Ukraine/Belarus - A Ukraine nature park and a Belarusian nature preserve have united across international borders to earn recognition as a territory of global importance, one that helps preserve biodiversity. In cooperation with the Ministers of Environment of both Ukraine and Belarus and support from UNDP/GEF, the park and preserve have formed the Transboundary Ramsar site, Stokhid-Pripyat-Prostyr. View: Stokhid-Pripyat-Prostyr Ramsar site photos

The territory is home to rare plants and animals as well as important wetlands and water supplies. (Photo: UNDP Europe and CIS)

With assistance from the United Nations Development Programme and the Global Environment Facility, Stokhid-Pripyat-Prostyr site met the requirements of the Ramsar Convention—an international treaty that commits members  to maintain the ecological character of their wetlands. The certification by Ramsar also offers new possibilities for development of territory and for widening of its environmental protection. Ukrainian and Belarusian scientists and officials will also develop a common plan for conducting further scientific research and an action plan for the park.

“Thanks to the UNDP/GEF Project, for the first time in Ukrainian history we created a wetland with an international status,”  Mykola Stetsenko, First Deputy of the Head of the State Agency for Protected Areas of Ukraine, and the National Director of the UNDP/GEF project, said. “In a modern world it`s impossible to solve ecological problems with closed administrative boundaries.”

Stokhid-Pripyat-Prostyr unites lowlands of two Ukrainian rivers, Pripyat and Stokhid, and one Belarusian river, the Prostyr.

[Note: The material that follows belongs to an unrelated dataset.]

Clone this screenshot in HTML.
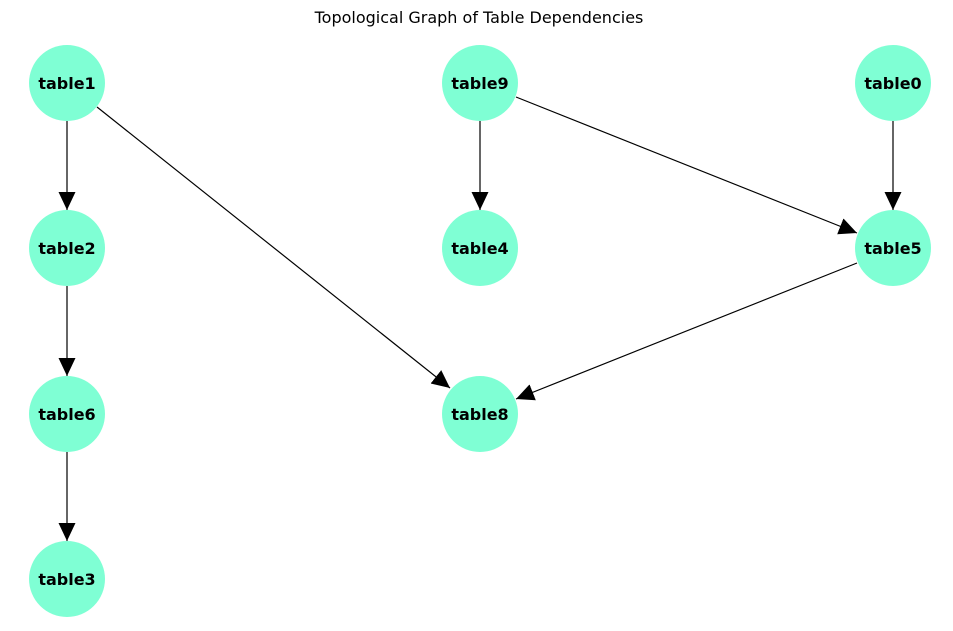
<!DOCTYPE html>
<html><head><meta charset="utf-8"><style>
html,body{margin:0;padding:0;background:#fff;}
svg{display:block;}
text{font-family:"DejaVu Sans","Liberation Sans",sans-serif;}
</style></head><body>
<svg width="953" height="631" viewBox="0 0 953 631" xmlns="http://www.w3.org/2000/svg">
<defs>
<marker id="a" markerUnits="userSpaceOnUse" markerWidth="20" markerHeight="18" refX="18" refY="8.5" orient="auto">
<path d="M0,0 L18,8.5 L0,17 z" fill="#000"/>
</marker>
</defs>
<text x="479" y="23" font-size="16" text-anchor="middle">Topological Graph of Table Dependencies</text>
<g stroke="#000" stroke-width="1.2" marker-end="url(#a)">
<line x1="67" y1="121" x2="67" y2="210"/>
<line x1="67" y1="286" x2="67" y2="376"/>
<line x1="67" y1="452" x2="67" y2="541"/>
<line x1="480" y1="121" x2="480" y2="210"/>
<line x1="893" y1="121" x2="893" y2="210"/>
<line x1="97" y1="107" x2="450" y2="388"/>
<line x1="516" y1="97" x2="857" y2="233"/>
<line x1="857" y1="263" x2="516" y2="399"/>
</g>
<g fill="#7fffd4">
<circle cx="67" cy="83" r="38"/><circle cx="480" cy="83" r="38"/><circle cx="893" cy="83" r="38"/>
<circle cx="67" cy="248" r="38"/><circle cx="480" cy="248" r="38"/><circle cx="893" cy="248" r="38"/>
<circle cx="67" cy="414" r="38"/><circle cx="480" cy="414" r="38"/>
<circle cx="67" cy="579" r="38"/>
</g>
<g font-size="16" font-weight="bold" text-anchor="middle">
<text x="67" y="89">table1</text><text x="480" y="89">table9</text><text x="893" y="89">table0</text>
<text x="67" y="254">table2</text><text x="480" y="254">table4</text><text x="893" y="254">table5</text>
<text x="67" y="420">table6</text><text x="480" y="420">table8</text>
<text x="67" y="585">table3</text>
</g>
</svg>
</body></html>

The territory is home to rare plants and animals as well as important wetlands and water supplies. For instance, the park includes the black stork, lesser spotted eagle, greater spotted eagle, the Eurasian curlew and the great white heron. As for nesting birds, the most numerous are grey heron, mallard (northern shoveler), Eurasian coot, black-tailed godwit and the grasshopper warbler among others. Overall, the wetland hosts 198 species of vertebrates: 17 species of fish, nine species of amphibians, five reptile species, 144 bird species and 23 species of mammals. 30 bird species, three mammals (Canis lupus, Lutra lutra and Castor fiber), a reptile, and two amphibian, and four fish species have IUCN threatened category (listed as vulnerable and rare status).

The Pripyat River is also the head springs of the Dnieper River, which supplies water to more than 10 million people in Ukraine.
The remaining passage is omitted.